The best part of the job, Jacqui shares, is the lifestyle.
“I live 5 minutes drive from work, I don’t need to worry about being stuck in traffic. I miss the shopping though – but here it’s just different. It’s a community feeling. Everyone knows each other.”
“They’re very welcoming at work. We’ve carved out a little niche for ourselves out here. In a city-based job you don’t get that happy cuddly feeling. Which sounds strange in a male dominated industry!” Jacqui laughs.
“Everyone is just closer. Which is what I like out here. There isn’t the pollution, and you see the stars at night. Just things like that. It’s not so far to go out to the country.”
“In the work itself, I like it because it’s very hands on. I can see in the work that I’m doing behind the desk – I can step out my door and see where it’s affecting [things practically]. Making a difference on a grand scale. It’s exciting.”
“For me, the greatest challenge is the fact that it’s a male dominated industry. I’m also Chinese, being out in the country, there’s a bit of that redneck culture going around. It’s also one of those mine sites which is very old-school. There aren’t many women in the operations side. There’s a few in admin, but not on the operations side. The old fellas who have been here for 30 years and are very set in their ways.“
“One thing, that’s going to sound a little odd,” Jacqui laughs, “is that I’m 165cm – I’m short - most things are designed for people who are 6 foot – so it’s hard to get equipment. Even the mine houses we get given – are suited for people really tall.”
“One of the challenges would be I – at the tail end of things [in the mining process] - need to make sure everything is going okay – I need to answer to things if things go wrong. I need to fix it where possible. Because everything is happening on such a large scale, it can be difficult. But, in any job there are circumstances beyond your control.”
While Jacqui is passionate about her work, this wasn’t an industry that she had always considered. When she was in high-school, she wanted to be an Environmental Scientist. “It was actually a fluke that I went into this. I was interested in chemistry, but didn’t want to work in straight chemistry, because I wasn’t interested in just the whole white coat lab thing, or in being an academic, writing lots of papers.”

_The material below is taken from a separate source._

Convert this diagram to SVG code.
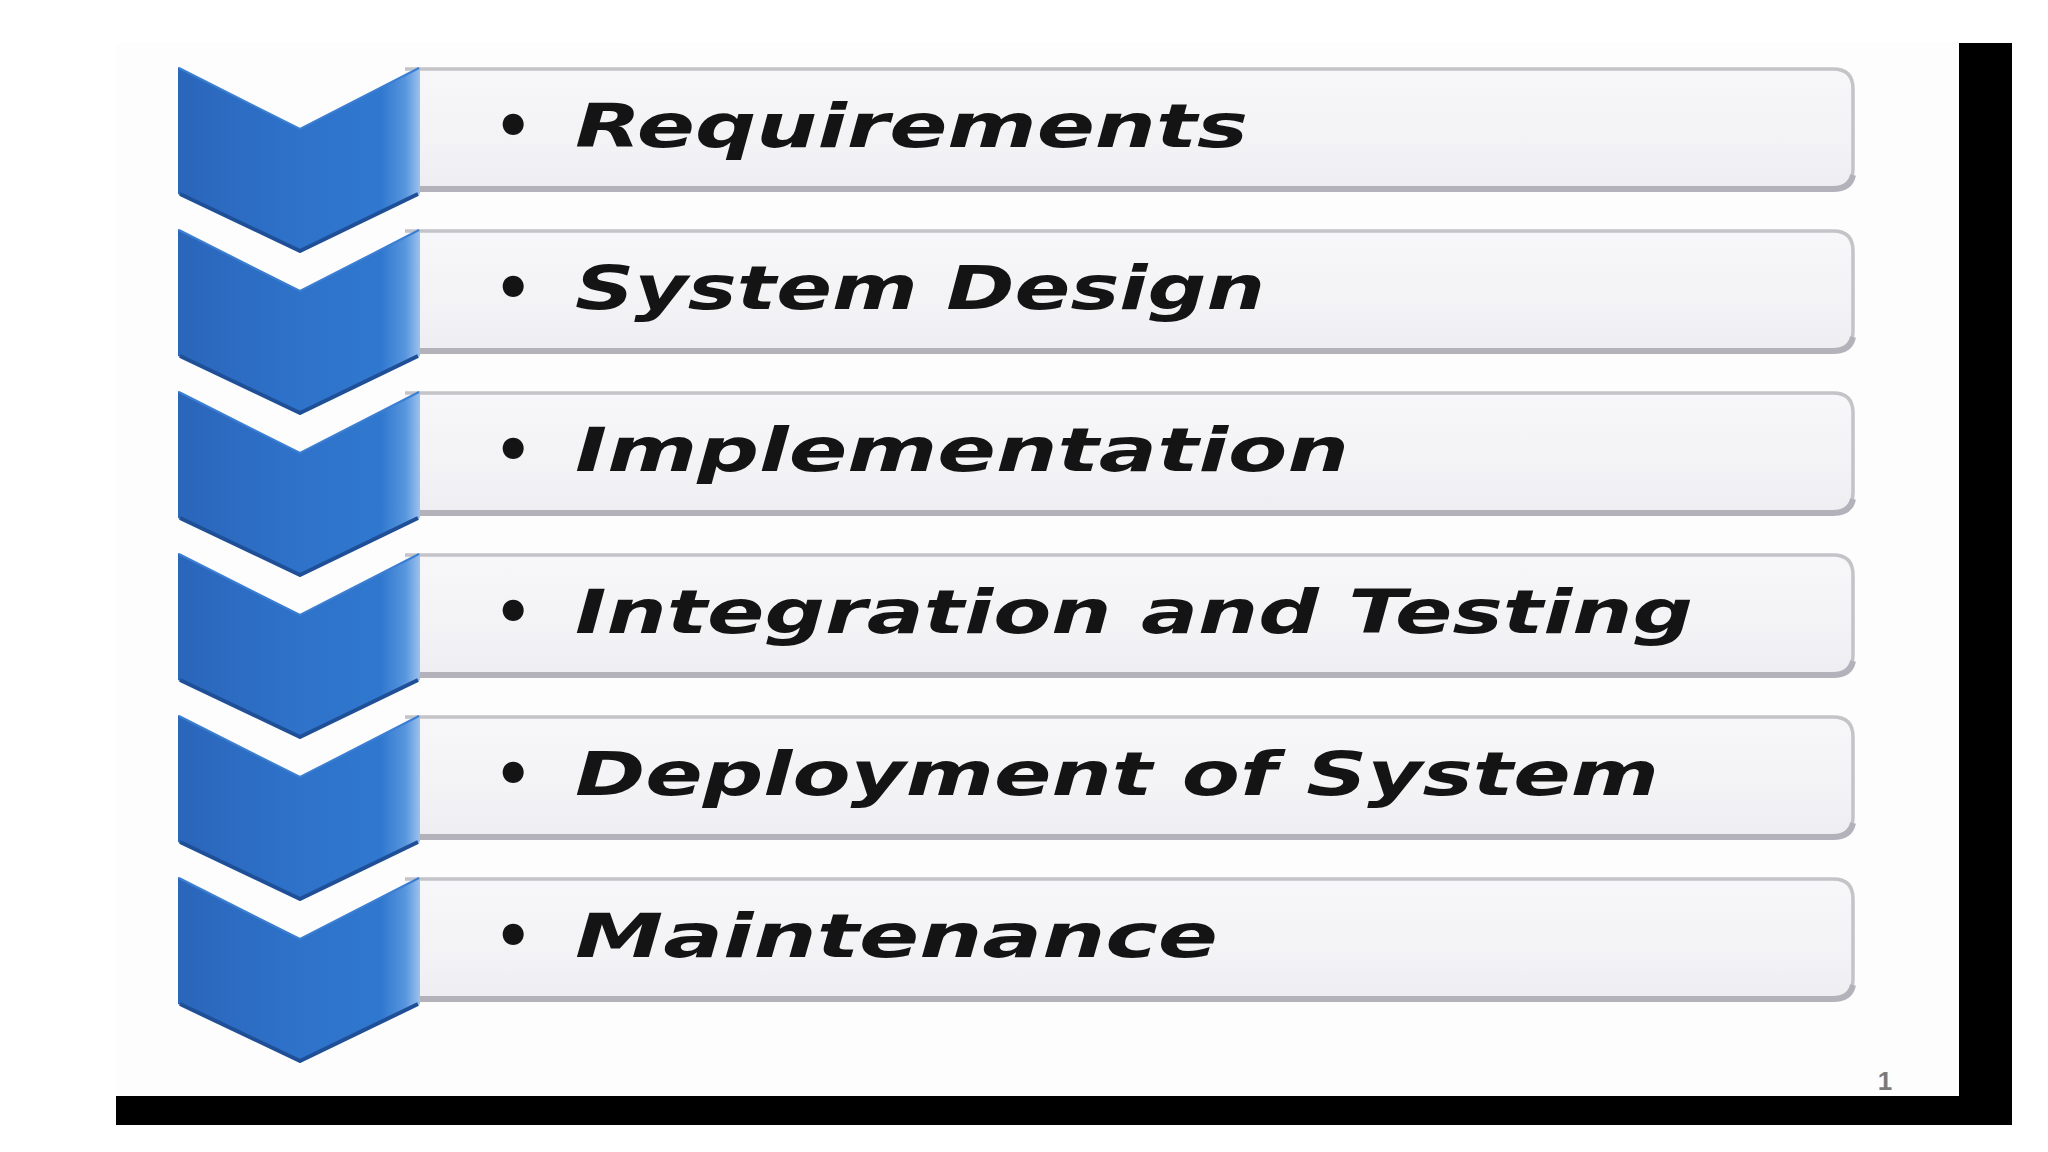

“I like to get my hands dirty and that sort of the thing. The course I was looking at got canned by the uni – water quality and that. But then a summer school came up – a two week camp thing, where you tour a bunch of mine sites around the state - which got me interested in mining. “ she recalls. “We looked at this thing called Metallurgy, which sounded interesting. It involved travel and you could go overseas without doing retraining. This was still science, with an engineering kind of lean. It just suited me.”
“I’m still very early in my career. I’d like to get experience in different commodities and processes. Being here, because it’s a remnant mine, flotation is something I’m interested in – you need to be able to solve things because it’s old. You’re being thrown in the deep end.”
Jacqui says that one day she’d like to get experience with work overseas. “That’s one of the advantages with the work. You go to so many far off places because of the remoteness of the work – I guess I’d be able to see a lot more of that world than if I just went there on holiday.”
What personal qualities are needed for the job?
You can’t be afraid to get your hands dirty and, in there, you need to be fairly enthusiastic about your work.
You need good people skills, as you’re working in an advisory role. You’re always going to be telling other people things they need to do. You need to be able to communicate that. Also having to liaise with other departments all the time. It’s about getting along with other people – and getting things done!
You need a certain amount of leadership and teamwork.
I guess – you need a certain amount of scientific curiosity. Just be able to look at things with an open mind.
Advice for people entering the industry?
Don’t be afraid to try. When I was at uni, I was very involved in career support with the younger students. There is a certain level of apathy in regard to finding work experience. We weren’t encouraged to find work experience, but I found finding work experience helped me find a better job, which eventually led me to a graduate position.
Just things like networking, taking opportunities when they present themselves, to get to meet people.
It’s a small industry - someone you meet when you’re a student, you might be sitting across the table from them in an interview in a few years.
People know people, who I’ve met through other things, who I haven’t guessed would know each other. It’s a transient industry with people moving around a lot. It’s good if you’re looking for work if you’ve got a network of contacts, which is great.